**Requirement**
Beneath this line sits some data. Return only its lines from the one holding "Output the Python" through the one holding "y_ticks = [0, 20, 40, 60, 80, 100, 120]", inclusive, exactly, with the images removed.

**Data records**
▬▬▬▬▬▬

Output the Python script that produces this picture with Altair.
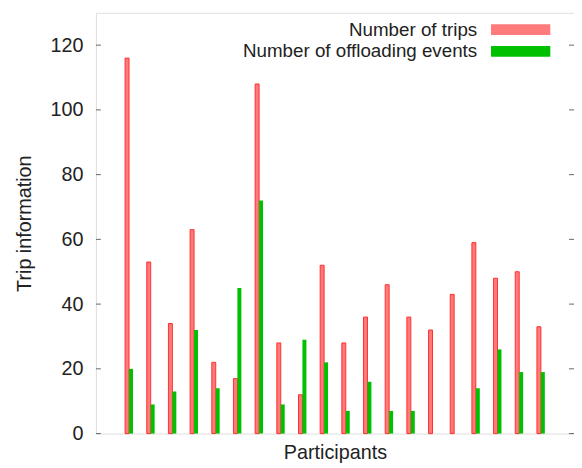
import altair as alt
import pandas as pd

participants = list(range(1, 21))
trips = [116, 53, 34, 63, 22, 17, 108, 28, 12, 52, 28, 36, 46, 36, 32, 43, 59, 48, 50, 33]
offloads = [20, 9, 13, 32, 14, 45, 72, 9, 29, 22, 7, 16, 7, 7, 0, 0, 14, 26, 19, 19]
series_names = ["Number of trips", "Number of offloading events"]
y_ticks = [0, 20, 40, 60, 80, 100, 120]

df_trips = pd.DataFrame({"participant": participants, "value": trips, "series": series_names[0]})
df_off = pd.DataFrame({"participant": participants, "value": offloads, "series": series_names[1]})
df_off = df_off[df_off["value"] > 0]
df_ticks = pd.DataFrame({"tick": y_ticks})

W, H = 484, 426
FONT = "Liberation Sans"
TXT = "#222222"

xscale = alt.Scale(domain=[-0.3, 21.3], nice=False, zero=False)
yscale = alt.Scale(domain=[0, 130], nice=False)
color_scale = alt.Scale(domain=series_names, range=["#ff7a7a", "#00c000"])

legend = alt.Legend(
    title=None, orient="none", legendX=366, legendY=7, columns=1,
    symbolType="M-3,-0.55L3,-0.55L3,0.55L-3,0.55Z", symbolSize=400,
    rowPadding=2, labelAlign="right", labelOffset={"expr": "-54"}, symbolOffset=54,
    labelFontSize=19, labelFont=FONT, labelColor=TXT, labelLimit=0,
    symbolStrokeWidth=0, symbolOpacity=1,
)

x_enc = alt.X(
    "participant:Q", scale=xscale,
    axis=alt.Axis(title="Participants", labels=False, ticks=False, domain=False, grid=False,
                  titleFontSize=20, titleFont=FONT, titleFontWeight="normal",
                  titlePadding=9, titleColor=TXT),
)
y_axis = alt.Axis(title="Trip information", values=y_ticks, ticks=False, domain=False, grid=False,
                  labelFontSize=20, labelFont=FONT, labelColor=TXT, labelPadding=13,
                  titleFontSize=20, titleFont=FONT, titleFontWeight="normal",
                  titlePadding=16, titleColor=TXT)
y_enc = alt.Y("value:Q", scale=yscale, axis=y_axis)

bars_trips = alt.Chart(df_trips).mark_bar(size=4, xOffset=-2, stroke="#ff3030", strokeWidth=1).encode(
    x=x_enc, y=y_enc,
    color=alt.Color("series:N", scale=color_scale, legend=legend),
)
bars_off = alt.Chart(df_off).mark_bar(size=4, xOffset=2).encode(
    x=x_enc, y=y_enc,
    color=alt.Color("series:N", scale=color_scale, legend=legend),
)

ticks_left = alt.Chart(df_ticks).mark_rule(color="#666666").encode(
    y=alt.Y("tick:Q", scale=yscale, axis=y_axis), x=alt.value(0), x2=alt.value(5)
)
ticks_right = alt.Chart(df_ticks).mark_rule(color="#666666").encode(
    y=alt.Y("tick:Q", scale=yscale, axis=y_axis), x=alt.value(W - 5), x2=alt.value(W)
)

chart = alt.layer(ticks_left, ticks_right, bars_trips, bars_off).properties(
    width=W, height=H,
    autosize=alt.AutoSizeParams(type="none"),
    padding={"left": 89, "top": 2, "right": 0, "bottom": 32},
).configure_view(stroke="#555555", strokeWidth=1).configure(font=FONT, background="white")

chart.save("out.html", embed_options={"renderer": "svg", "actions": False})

▬▬▬▬▬▬

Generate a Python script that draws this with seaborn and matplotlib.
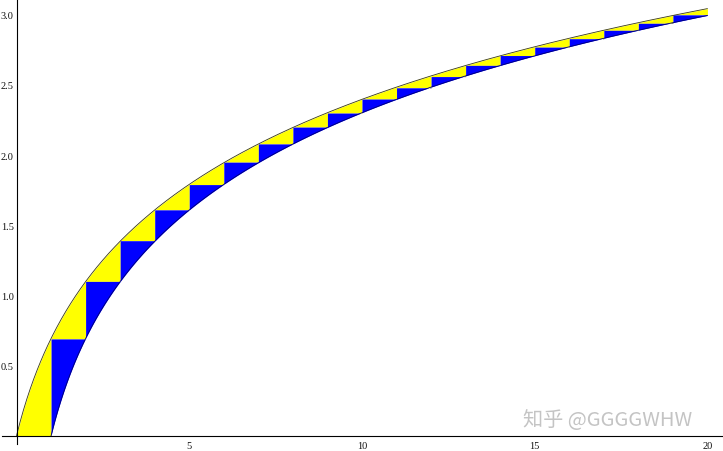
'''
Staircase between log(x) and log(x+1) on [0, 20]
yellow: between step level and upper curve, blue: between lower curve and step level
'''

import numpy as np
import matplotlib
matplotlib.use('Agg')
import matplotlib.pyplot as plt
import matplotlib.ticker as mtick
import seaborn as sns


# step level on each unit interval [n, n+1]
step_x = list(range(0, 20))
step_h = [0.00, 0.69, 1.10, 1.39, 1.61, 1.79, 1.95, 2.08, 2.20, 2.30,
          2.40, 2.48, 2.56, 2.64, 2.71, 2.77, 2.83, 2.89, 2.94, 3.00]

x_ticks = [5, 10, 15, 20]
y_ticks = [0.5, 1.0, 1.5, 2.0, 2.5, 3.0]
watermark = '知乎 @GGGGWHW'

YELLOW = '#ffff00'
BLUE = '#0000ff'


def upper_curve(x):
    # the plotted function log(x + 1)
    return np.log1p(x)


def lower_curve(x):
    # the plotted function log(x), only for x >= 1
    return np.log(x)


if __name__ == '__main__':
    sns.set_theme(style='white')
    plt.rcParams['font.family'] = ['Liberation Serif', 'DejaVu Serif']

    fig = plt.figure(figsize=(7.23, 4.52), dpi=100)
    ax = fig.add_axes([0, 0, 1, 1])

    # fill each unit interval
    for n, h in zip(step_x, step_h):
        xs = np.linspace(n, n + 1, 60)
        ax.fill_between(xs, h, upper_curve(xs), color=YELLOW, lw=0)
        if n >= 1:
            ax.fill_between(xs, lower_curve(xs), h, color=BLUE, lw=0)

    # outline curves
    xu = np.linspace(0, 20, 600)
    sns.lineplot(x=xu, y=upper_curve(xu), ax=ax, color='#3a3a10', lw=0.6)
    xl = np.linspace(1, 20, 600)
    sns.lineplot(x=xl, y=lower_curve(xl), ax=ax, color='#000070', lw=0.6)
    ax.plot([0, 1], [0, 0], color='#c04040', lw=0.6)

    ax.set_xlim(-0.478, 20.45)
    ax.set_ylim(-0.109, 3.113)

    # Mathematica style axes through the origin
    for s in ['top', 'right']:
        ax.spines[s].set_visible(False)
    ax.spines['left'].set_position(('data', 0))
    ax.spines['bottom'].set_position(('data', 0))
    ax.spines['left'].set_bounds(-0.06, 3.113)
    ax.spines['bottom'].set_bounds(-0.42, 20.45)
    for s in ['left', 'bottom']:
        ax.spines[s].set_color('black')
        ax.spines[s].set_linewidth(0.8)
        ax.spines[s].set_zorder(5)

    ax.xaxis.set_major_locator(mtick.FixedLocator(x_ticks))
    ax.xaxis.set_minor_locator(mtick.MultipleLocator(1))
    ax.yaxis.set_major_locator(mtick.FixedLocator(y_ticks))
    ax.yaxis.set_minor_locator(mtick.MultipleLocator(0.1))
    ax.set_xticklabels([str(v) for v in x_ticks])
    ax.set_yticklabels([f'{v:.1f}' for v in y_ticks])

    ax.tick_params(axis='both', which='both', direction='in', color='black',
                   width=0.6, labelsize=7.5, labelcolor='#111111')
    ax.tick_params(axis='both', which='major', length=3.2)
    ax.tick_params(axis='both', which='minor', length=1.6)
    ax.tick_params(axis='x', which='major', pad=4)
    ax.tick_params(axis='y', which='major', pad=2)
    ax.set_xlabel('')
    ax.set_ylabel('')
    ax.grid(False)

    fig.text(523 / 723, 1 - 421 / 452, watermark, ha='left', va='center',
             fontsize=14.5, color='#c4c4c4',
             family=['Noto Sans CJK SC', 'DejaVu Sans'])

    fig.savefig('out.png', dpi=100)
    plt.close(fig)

▬▬▬▬▬▬

**The answer**
Output the Python script that produces this picture with Altair.
import altair as alt
import pandas as pd

participants = list(range(1, 21))
trips = [116, 53, 34, 63, 22, 17, 108, 28, 12, 52, 28, 36, 46, 36, 32, 43, 59, 48, 50, 33]
offloads = [20, 9, 13, 32, 14, 45, 72, 9, 29, 22, 7, 16, 7, 7, 0, 0, 14, 26, 19, 19]
series_names = ["Number of trips", "Number of offloading events"]
y_ticks = [0, 20, 40, 60, 80, 100, 120]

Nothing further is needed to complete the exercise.